Data provided:
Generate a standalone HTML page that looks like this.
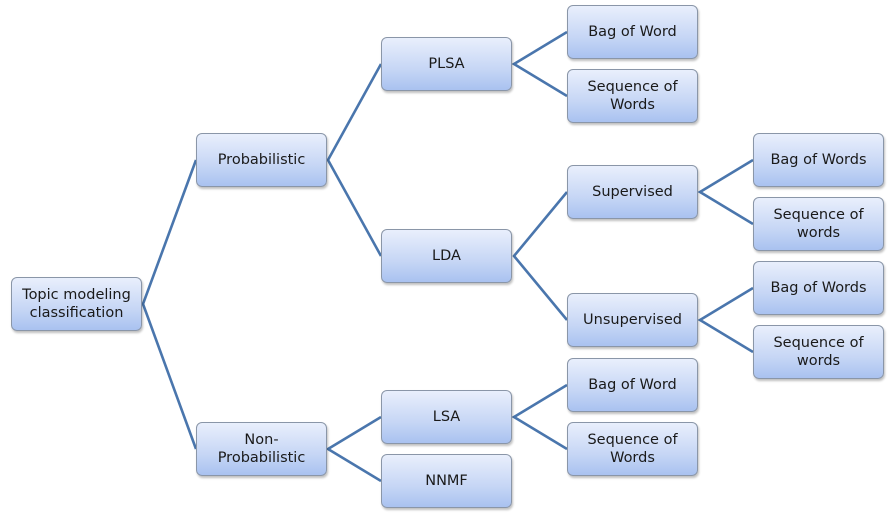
<!DOCTYPE html>
<html><head><meta charset="utf-8"><style>
html,body{margin:0;padding:0;background:#fff;}
#c{position:relative;width:893px;height:516px;overflow:hidden;font-family:"DejaVu Sans","Liberation Sans",sans-serif;}
svg{position:absolute;left:0;top:0;}
.b{position:absolute;width:131px;height:54px;box-sizing:border-box;border:1px solid #8a96a8;border-radius:6px;
background:linear-gradient(#e9effc,#c6d6f5 60%,#a9c2f0);box-shadow:1px 2px 2px rgba(0,0,0,0.25);
display:flex;align-items:center;justify-content:center;text-align:center;font-size:14.5px;line-height:18px;color:#1a1a1a;}
</style></head><body><div id="c">
<svg width="893" height="516"><g stroke="#4a76ad" stroke-width="2.6" fill="none">
<polyline points="196,160 143,304 196,449"/>
<polyline points="381,64 328,160 381,256"/>
<polyline points="381,417 328,449 381,481"/>
<polyline points="567,32 514,64 567,96"/>
<polyline points="567,192 514,256 567,320"/>
<polyline points="567,385 514,417 567,449"/>
<polyline points="753,160 700,192 753,224"/>
<polyline points="753,288 700,320 753,352"/>
</g></svg>
<div class="b" style="left:11px;top:277px">Topic modeling<br>classification</div>
<div class="b" style="left:196px;top:133px">Probabilistic</div>
<div class="b" style="left:196px;top:422px">Non-<br>Probabilistic</div>
<div class="b" style="left:381px;top:37px">PLSA</div>
<div class="b" style="left:381px;top:229px">LDA</div>
<div class="b" style="left:381px;top:390px">LSA</div>
<div class="b" style="left:381px;top:454px">NNMF</div>
<div class="b" style="left:567px;top:5px">Bag of Word</div>
<div class="b" style="left:567px;top:69px">Sequence of<br>Words</div>
<div class="b" style="left:567px;top:165px">Supervised</div>
<div class="b" style="left:567px;top:293px">Unsupervised</div>
<div class="b" style="left:567px;top:358px">Bag of Word</div>
<div class="b" style="left:567px;top:422px">Sequence of<br>Words</div>
<div class="b" style="left:753px;top:133px">Bag of Words</div>
<div class="b" style="left:753px;top:197px">Sequence of<br>words</div>
<div class="b" style="left:753px;top:261px">Bag of Words</div>
<div class="b" style="left:753px;top:325px">Sequence of<br>words</div>
</div></body></html>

What to produce: From the material above, reproduce everything verbatim except the pictures.

Solution to the exercise:
Generate a standalone HTML page that looks like this.
<!DOCTYPE html>
<html><head><meta charset="utf-8"><style>
html,body{margin:0;padding:0;background:#fff;}
#c{position:relative;width:893px;height:516px;overflow:hidden;font-family:"DejaVu Sans","Liberation Sans",sans-serif;}
svg{position:absolute;left:0;top:0;}
.b{position:absolute;width:131px;height:54px;box-sizing:border-box;border:1px solid #8a96a8;border-radius:6px;
background:linear-gradient(#e9effc,#c6d6f5 60%,#a9c2f0);box-shadow:1px 2px 2px rgba(0,0,0,0.25);
display:flex;align-items:center;justify-content:center;text-align:center;font-size:14.5px;line-height:18px;color:#1a1a1a;}
</style></head><body><div id="c">
<svg width="893" height="516"><g stroke="#4a76ad" stroke-width="2.6" fill="none">
<polyline points="196,160 143,304 196,449"/>
<polyline points="381,64 328,160 381,256"/>
<polyline points="381,417 328,449 381,481"/>
<polyline points="567,32 514,64 567,96"/>
<polyline points="567,192 514,256 567,320"/>
<polyline points="567,385 514,417 567,449"/>
<polyline points="753,160 700,192 753,224"/>
<polyline points="753,288 700,320 753,352"/>
</g></svg>
<div class="b" style="left:11px;top:277px">Topic modeling<br>classification</div>
<div class="b" style="left:196px;top:133px">Probabilistic</div>
<div class="b" style="left:196px;top:422px">Non-<br>Probabilistic</div>
<div class="b" style="left:381px;top:37px">PLSA</div>
<div class="b" style="left:381px;top:229px">LDA</div>
<div class="b" style="left:381px;top:390px">LSA</div>
<div class="b" style="left:381px;top:454px">NNMF</div>
<div class="b" style="left:567px;top:5px">Bag of Word</div>
<div class="b" style="left:567px;top:69px">Sequence of<br>Words</div>
<div class="b" style="left:567px;top:165px">Supervised</div>
<div class="b" style="left:567px;top:293px">Unsupervised</div>
<div class="b" style="left:567px;top:358px">Bag of Word</div>
<div class="b" style="left:567px;top:422px">Sequence of<br>Words</div>
<div class="b" style="left:753px;top:133px">Bag of Words</div>
<div class="b" style="left:753px;top:197px">Sequence of<br>words</div>
<div class="b" style="left:753px;top:261px">Bag of Words</div>
<div class="b" style="left:753px;top:325px">Sequence of<br>words</div>
</div></body></html>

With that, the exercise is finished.